*Prompt:* Are you able to retype all the records below exactly?

[Stored entries]
------------------------------------------------------------

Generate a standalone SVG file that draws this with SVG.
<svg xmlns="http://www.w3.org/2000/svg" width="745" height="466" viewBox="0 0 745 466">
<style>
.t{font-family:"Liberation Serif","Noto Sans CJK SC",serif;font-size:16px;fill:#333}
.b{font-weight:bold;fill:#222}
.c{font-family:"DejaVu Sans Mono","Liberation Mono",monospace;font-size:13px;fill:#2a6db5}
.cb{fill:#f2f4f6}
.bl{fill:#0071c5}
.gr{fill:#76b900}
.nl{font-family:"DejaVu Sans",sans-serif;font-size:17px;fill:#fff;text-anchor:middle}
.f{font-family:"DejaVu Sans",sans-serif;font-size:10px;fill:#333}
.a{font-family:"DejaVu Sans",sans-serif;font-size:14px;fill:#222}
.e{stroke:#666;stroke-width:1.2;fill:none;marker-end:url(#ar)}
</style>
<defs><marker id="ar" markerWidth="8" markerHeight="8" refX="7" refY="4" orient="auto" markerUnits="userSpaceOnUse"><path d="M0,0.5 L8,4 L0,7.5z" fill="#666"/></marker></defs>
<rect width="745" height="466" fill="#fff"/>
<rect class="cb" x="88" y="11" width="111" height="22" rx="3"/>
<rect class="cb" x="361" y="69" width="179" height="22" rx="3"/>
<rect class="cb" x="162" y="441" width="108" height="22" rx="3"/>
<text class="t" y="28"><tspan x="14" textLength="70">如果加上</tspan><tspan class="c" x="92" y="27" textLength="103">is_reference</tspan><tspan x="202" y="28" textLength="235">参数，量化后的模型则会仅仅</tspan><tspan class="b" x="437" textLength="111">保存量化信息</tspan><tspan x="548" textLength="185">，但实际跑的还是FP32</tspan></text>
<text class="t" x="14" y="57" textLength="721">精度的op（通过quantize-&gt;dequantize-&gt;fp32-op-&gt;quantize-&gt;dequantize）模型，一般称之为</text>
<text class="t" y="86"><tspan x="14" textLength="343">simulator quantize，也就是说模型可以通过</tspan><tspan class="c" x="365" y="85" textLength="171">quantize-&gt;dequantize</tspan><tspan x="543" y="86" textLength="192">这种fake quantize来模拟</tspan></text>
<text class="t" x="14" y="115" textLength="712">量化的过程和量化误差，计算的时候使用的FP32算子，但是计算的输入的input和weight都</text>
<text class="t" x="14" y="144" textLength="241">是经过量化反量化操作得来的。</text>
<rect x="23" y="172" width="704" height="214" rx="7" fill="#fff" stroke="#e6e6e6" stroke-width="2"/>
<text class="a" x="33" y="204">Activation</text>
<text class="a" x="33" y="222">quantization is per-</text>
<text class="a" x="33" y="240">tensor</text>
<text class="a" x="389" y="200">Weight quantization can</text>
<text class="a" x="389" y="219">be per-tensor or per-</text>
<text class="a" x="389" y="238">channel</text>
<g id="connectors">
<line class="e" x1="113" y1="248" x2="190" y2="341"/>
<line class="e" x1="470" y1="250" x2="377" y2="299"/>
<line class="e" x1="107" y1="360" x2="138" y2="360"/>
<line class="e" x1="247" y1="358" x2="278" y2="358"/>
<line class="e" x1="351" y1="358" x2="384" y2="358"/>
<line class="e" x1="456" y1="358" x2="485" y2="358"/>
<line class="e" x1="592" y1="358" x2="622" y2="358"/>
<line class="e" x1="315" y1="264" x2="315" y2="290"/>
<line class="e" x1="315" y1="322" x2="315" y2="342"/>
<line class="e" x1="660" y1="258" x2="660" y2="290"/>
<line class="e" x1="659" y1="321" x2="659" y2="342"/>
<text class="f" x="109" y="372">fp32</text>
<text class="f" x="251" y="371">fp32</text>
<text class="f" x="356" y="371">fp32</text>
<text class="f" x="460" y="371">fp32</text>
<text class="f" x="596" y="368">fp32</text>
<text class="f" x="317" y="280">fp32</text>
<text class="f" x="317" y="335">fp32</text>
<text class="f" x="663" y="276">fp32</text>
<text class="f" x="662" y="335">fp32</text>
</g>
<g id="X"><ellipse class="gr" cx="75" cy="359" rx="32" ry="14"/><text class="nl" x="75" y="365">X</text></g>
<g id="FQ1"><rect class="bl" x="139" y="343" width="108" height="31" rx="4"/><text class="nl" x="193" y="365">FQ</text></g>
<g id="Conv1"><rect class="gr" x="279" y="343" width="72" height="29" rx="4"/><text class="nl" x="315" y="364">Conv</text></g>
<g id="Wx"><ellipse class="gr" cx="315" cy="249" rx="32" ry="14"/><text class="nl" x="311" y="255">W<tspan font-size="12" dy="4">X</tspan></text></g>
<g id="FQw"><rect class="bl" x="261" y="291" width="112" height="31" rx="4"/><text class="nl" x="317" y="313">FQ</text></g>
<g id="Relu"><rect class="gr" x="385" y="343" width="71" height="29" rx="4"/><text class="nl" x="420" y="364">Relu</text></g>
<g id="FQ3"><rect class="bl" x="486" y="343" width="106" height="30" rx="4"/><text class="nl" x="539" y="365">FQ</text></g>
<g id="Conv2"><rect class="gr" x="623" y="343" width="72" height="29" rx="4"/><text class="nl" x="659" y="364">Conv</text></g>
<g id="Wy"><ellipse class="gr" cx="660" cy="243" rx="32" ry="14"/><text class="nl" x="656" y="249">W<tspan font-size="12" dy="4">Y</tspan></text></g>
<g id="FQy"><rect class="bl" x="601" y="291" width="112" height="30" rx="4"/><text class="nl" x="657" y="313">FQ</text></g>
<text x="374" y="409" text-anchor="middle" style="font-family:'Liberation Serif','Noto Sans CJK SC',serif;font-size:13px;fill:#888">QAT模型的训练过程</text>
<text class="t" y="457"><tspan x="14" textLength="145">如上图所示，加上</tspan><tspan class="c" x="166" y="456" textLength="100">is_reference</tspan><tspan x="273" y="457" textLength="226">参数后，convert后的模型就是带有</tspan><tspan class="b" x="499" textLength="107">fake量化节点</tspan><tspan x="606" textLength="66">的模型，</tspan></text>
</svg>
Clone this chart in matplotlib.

------------------------------------------------------------

*Response to this task:*
Generate a standalone SVG file that draws this with SVG.
<svg xmlns="http://www.w3.org/2000/svg" width="745" height="466" viewBox="0 0 745 466">
<style>
.t{font-family:"Liberation Serif","Noto Sans CJK SC",serif;font-size:16px;fill:#333}
.b{font-weight:bold;fill:#222}
.c{font-family:"DejaVu Sans Mono","Liberation Mono",monospace;font-size:13px;fill:#2a6db5}
.cb{fill:#f2f4f6}
.bl{fill:#0071c5}
.gr{fill:#76b900}
.nl{font-family:"DejaVu Sans",sans-serif;font-size:17px;fill:#fff;text-anchor:middle}
.f{font-family:"DejaVu Sans",sans-serif;font-size:10px;fill:#333}
.a{font-family:"DejaVu Sans",sans-serif;font-size:14px;fill:#222}
.e{stroke:#666;stroke-width:1.2;fill:none;marker-end:url(#ar)}
</style>
<defs><marker id="ar" markerWidth="8" markerHeight="8" refX="7" refY="4" orient="auto" markerUnits="userSpaceOnUse"><path d="M0,0.5 L8,4 L0,7.5z" fill="#666"/></marker></defs>
<rect width="745" height="466" fill="#fff"/>
<rect class="cb" x="88" y="11" width="111" height="22" rx="3"/>
<rect class="cb" x="361" y="69" width="179" height="22" rx="3"/>
<rect class="cb" x="162" y="441" width="108" height="22" rx="3"/>
<text class="t" y="28"><tspan x="14" textLength="70">如果加上</tspan><tspan class="c" x="92" y="27" textLength="103">is_reference</tspan><tspan x="202" y="28" textLength="235">参数，量化后的模型则会仅仅</tspan><tspan class="b" x="437" textLength="111">保存量化信息</tspan><tspan x="548" textLength="185">，但实际跑的还是FP32</tspan></text>
<text class="t" x="14" y="57" textLength="721">精度的op（通过quantize-&gt;dequantize-&gt;fp32-op-&gt;quantize-&gt;dequantize）模型，一般称之为</text>
<text class="t" y="86"><tspan x="14" textLength="343">simulator quantize，也就是说模型可以通过</tspan><tspan class="c" x="365" y="85" textLength="171">quantize-&gt;dequantize</tspan><tspan x="543" y="86" textLength="192">这种fake quantize来模拟</tspan></text>
<text class="t" x="14" y="115" textLength="712">量化的过程和量化误差，计算的时候使用的FP32算子，但是计算的输入的input和weight都</text>
<text class="t" x="14" y="144" textLength="241">是经过量化反量化操作得来的。</text>
<rect x="23" y="172" width="704" height="214" rx="7" fill="#fff" stroke="#e6e6e6" stroke-width="2"/>
<text class="a" x="33" y="204">Activation</text>
<text class="a" x="33" y="222">quantization is per-</text>
<text class="a" x="33" y="240">tensor</text>
<text class="a" x="389" y="200">Weight quantization can</text>
<text class="a" x="389" y="219">be per-tensor or per-</text>
<text class="a" x="389" y="238">channel</text>
<g id="connectors">
<line class="e" x1="113" y1="248" x2="190" y2="341"/>
<line class="e" x1="470" y1="250" x2="377" y2="299"/>
<line class="e" x1="107" y1="360" x2="138" y2="360"/>
<line class="e" x1="247" y1="358" x2="278" y2="358"/>
<line class="e" x1="351" y1="358" x2="384" y2="358"/>
<line class="e" x1="456" y1="358" x2="485" y2="358"/>
<line class="e" x1="592" y1="358" x2="622" y2="358"/>
<line class="e" x1="315" y1="264" x2="315" y2="290"/>
<line class="e" x1="315" y1="322" x2="315" y2="342"/>
<line class="e" x1="660" y1="258" x2="660" y2="290"/>
<line class="e" x1="659" y1="321" x2="659" y2="342"/>
<text class="f" x="109" y="372">fp32</text>
<text class="f" x="251" y="371">fp32</text>
<text class="f" x="356" y="371">fp32</text>
<text class="f" x="460" y="371">fp32</text>
<text class="f" x="596" y="368">fp32</text>
<text class="f" x="317" y="280">fp32</text>
<text class="f" x="317" y="335">fp32</text>
<text class="f" x="663" y="276">fp32</text>
<text class="f" x="662" y="335">fp32</text>
</g>
<g id="X"><ellipse class="gr" cx="75" cy="359" rx="32" ry="14"/><text class="nl" x="75" y="365">X</text></g>
<g id="FQ1"><rect class="bl" x="139" y="343" width="108" height="31" rx="4"/><text class="nl" x="193" y="365">FQ</text></g>
<g id="Conv1"><rect class="gr" x="279" y="343" width="72" height="29" rx="4"/><text class="nl" x="315" y="364">Conv</text></g>
<g id="Wx"><ellipse class="gr" cx="315" cy="249" rx="32" ry="14"/><text class="nl" x="311" y="255">W<tspan font-size="12" dy="4">X</tspan></text></g>
<g id="FQw"><rect class="bl" x="261" y="291" width="112" height="31" rx="4"/><text class="nl" x="317" y="313">FQ</text></g>
<g id="Relu"><rect class="gr" x="385" y="343" width="71" height="29" rx="4"/><text class="nl" x="420" y="364">Relu</text></g>
<g id="FQ3"><rect class="bl" x="486" y="343" width="106" height="30" rx="4"/><text class="nl" x="539" y="365">FQ</text></g>
<g id="Conv2"><rect class="gr" x="623" y="343" width="72" height="29" rx="4"/><text class="nl" x="659" y="364">Conv</text></g>
<g id="Wy"><ellipse class="gr" cx="660" cy="243" rx="32" ry="14"/><text class="nl" x="656" y="249">W<tspan font-size="12" dy="4">Y</tspan></text></g>
<g id="FQy"><rect class="bl" x="601" y="291" width="112" height="30" rx="4"/><text class="nl" x="657" y="313">FQ</text></g>
<text x="374" y="409" text-anchor="middle" style="font-family:'Liberation Serif','Noto Sans CJK SC',serif;font-size:13px;fill:#888">QAT模型的训练过程</text>
<text class="t" y="457"><tspan x="14" textLength="145">如上图所示，加上</tspan><tspan class="c" x="166" y="456" textLength="100">is_reference</tspan><tspan x="273" y="457" textLength="226">参数后，convert后的模型就是带有</tspan><tspan class="b" x="499" textLength="107">fake量化节点</tspan><tspan x="606" textLength="66">的模型，</tspan></text>
</svg>
Clone this chart in matplotlib.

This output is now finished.